• **MATERIAL FOR THIS TASK**:
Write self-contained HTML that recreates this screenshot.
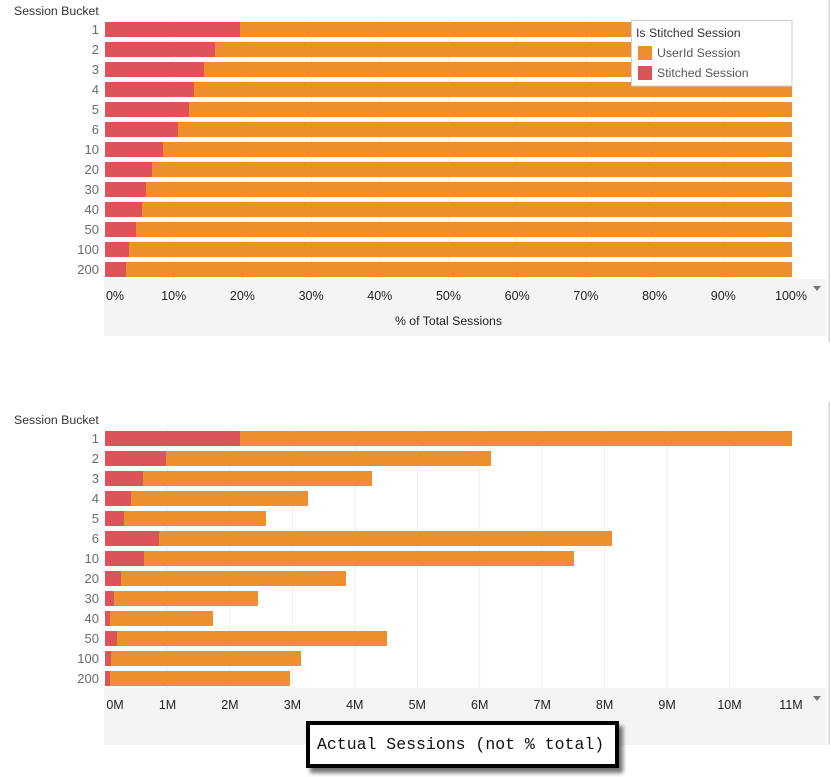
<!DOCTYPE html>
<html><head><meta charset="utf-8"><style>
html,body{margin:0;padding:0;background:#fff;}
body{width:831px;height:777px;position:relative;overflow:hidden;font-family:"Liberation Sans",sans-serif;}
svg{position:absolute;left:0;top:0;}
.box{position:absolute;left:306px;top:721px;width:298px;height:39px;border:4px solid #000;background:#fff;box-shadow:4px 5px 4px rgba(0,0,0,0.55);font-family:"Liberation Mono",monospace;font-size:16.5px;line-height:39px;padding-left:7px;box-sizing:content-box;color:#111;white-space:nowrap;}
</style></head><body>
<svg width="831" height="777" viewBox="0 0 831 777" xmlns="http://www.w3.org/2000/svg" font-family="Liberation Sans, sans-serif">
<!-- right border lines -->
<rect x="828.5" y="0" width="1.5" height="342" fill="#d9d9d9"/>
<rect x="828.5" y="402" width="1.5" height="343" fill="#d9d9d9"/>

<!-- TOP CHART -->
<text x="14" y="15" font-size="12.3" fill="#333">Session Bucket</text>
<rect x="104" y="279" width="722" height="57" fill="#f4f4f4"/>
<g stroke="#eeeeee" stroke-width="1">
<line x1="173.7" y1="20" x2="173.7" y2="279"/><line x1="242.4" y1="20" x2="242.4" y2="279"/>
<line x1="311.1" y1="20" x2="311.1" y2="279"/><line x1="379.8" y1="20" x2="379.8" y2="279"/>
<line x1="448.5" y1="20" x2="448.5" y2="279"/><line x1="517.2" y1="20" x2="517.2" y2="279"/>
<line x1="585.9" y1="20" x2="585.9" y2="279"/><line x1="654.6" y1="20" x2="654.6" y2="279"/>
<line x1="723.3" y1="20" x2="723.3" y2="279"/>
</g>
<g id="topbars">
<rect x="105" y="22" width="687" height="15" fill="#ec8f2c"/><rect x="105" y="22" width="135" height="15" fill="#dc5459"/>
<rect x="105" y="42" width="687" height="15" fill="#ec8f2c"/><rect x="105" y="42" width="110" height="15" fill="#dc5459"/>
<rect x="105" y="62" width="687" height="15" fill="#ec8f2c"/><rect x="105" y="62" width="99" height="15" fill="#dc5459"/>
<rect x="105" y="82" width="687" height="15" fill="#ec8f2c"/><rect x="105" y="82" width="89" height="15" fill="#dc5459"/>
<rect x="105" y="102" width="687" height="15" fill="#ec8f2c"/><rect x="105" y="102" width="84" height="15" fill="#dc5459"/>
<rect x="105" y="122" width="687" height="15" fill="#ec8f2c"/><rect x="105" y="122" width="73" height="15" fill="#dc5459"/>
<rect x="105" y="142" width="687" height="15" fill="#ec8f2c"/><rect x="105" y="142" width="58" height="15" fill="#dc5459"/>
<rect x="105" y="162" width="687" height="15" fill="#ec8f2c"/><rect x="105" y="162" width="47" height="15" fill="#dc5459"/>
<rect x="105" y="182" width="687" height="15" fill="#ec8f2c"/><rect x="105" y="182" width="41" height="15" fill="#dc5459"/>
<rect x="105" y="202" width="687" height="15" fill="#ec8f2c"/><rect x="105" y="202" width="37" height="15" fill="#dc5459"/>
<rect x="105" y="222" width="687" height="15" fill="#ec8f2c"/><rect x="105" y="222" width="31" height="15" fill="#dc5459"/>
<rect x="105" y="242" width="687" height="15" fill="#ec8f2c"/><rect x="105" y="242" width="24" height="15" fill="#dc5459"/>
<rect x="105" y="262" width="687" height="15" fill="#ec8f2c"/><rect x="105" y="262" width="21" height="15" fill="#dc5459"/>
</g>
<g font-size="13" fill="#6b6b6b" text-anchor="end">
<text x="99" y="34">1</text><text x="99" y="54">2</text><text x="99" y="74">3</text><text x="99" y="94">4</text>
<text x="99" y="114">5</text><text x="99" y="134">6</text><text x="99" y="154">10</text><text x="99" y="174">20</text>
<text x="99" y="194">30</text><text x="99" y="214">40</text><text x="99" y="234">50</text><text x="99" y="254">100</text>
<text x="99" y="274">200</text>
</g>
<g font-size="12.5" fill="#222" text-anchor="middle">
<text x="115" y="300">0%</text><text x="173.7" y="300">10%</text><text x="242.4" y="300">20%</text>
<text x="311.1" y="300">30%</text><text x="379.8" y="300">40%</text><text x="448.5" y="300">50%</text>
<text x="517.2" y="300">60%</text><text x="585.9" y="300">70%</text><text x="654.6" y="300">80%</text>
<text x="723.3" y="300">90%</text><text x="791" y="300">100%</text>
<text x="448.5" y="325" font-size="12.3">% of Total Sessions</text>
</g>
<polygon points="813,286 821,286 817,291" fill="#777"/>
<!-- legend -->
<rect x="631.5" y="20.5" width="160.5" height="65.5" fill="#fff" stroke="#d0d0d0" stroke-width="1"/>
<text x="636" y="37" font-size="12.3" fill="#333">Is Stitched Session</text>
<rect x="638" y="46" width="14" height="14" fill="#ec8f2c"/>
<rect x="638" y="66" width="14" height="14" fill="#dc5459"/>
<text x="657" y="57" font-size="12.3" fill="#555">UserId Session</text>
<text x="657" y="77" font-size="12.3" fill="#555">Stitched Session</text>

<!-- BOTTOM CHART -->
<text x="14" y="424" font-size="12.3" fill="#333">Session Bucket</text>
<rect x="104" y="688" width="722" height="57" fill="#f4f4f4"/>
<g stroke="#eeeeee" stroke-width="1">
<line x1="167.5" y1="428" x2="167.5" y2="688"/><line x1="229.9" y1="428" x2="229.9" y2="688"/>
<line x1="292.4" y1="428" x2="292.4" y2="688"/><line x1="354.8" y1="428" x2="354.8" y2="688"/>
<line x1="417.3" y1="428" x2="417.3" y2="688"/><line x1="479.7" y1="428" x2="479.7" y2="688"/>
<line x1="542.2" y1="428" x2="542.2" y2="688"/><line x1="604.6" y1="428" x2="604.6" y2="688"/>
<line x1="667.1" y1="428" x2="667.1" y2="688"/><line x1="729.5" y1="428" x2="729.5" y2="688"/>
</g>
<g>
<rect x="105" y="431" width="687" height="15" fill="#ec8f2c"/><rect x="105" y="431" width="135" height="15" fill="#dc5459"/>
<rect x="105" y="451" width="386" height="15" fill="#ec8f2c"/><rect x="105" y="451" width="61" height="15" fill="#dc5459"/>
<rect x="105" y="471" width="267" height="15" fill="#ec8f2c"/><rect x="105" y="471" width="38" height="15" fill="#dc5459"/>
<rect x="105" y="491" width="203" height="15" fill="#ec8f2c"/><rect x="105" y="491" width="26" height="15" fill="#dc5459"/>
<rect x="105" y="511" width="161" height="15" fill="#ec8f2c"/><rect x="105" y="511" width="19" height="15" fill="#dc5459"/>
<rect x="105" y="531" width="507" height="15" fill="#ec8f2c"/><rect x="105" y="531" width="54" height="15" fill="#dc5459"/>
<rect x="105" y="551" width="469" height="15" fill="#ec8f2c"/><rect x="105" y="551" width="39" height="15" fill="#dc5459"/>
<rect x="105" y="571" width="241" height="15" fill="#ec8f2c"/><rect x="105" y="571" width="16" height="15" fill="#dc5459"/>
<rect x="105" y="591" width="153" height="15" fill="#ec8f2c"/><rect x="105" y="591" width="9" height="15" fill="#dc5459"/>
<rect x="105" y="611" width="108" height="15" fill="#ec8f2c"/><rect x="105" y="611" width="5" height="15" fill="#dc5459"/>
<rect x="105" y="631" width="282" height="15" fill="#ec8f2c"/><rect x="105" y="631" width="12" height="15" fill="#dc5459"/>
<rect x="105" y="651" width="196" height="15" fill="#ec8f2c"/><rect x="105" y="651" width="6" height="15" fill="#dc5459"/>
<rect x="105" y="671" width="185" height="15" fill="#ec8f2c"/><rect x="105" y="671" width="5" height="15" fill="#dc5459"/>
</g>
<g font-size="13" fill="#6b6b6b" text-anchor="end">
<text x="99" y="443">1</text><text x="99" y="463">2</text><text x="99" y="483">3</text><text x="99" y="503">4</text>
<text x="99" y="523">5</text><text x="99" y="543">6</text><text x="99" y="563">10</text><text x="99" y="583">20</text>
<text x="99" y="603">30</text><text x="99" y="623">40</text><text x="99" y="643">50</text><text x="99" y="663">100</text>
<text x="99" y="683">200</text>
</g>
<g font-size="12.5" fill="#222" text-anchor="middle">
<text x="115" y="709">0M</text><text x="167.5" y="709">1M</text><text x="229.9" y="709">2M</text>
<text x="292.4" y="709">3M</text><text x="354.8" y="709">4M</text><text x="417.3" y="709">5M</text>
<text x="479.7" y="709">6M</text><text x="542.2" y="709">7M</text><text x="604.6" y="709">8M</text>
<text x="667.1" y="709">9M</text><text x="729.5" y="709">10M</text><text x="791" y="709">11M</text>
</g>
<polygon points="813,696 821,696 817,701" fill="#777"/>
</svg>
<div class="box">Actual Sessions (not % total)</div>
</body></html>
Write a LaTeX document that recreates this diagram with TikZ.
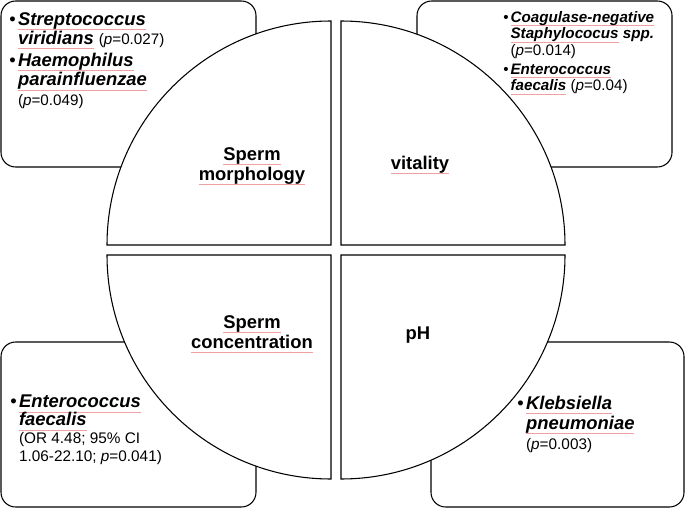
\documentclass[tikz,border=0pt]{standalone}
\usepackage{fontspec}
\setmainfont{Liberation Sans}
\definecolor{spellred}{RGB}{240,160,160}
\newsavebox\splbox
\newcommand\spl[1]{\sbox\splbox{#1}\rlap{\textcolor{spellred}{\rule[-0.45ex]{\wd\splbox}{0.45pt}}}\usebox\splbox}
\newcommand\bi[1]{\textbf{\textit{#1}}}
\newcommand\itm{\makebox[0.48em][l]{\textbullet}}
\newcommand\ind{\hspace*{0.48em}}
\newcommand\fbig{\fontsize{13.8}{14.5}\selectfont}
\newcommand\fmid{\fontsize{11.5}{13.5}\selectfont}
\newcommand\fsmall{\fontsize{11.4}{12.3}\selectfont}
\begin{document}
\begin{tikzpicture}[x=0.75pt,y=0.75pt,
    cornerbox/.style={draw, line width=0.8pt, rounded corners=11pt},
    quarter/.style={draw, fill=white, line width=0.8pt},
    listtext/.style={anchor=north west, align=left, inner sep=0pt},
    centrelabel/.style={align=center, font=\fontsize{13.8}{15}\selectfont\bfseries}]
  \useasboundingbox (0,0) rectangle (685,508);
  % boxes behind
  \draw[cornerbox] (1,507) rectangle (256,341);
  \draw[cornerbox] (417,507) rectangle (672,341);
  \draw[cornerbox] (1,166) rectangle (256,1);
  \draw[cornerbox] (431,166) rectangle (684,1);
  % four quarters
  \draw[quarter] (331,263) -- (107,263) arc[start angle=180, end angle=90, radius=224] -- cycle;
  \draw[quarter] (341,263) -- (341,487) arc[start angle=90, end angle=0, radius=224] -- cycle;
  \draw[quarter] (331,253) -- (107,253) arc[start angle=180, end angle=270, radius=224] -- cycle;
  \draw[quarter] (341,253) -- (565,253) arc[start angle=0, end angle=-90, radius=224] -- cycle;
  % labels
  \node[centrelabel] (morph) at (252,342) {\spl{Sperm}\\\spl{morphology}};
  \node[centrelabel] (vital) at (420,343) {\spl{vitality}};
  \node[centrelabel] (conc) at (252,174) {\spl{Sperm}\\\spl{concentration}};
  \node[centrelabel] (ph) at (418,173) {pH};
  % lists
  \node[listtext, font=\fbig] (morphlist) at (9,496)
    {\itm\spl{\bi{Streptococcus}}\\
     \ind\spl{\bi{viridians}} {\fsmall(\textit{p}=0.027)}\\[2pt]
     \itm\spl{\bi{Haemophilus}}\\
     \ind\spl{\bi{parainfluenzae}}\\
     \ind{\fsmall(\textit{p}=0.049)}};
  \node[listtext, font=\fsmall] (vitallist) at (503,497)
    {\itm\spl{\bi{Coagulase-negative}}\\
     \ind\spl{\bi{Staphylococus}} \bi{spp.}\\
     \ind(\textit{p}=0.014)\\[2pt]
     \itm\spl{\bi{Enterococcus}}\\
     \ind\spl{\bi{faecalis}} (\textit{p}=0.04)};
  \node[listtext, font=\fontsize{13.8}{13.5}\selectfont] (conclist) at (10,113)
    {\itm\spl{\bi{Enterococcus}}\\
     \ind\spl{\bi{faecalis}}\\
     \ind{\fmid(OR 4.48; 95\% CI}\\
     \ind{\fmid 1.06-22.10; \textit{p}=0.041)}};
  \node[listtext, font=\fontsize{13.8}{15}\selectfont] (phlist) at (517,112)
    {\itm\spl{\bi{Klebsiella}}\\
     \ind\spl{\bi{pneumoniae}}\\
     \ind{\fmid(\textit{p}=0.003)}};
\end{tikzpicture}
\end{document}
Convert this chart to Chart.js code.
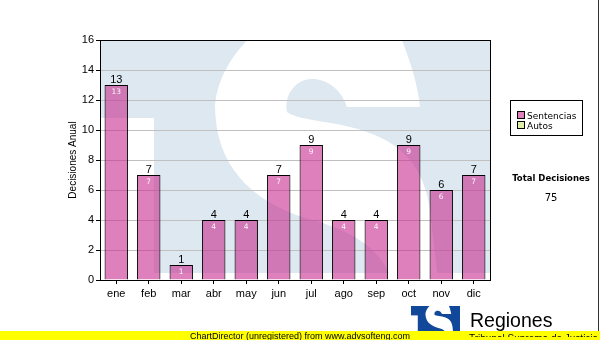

• **SHORT EXERCISE**:
In the records above, find the lines containing "recreates" and copy them.

• **COMPLETE OUTPUT**:
Write self-contained HTML that recreates this screenshot.
Write a LaTeX document that recreates this diagram with TikZ.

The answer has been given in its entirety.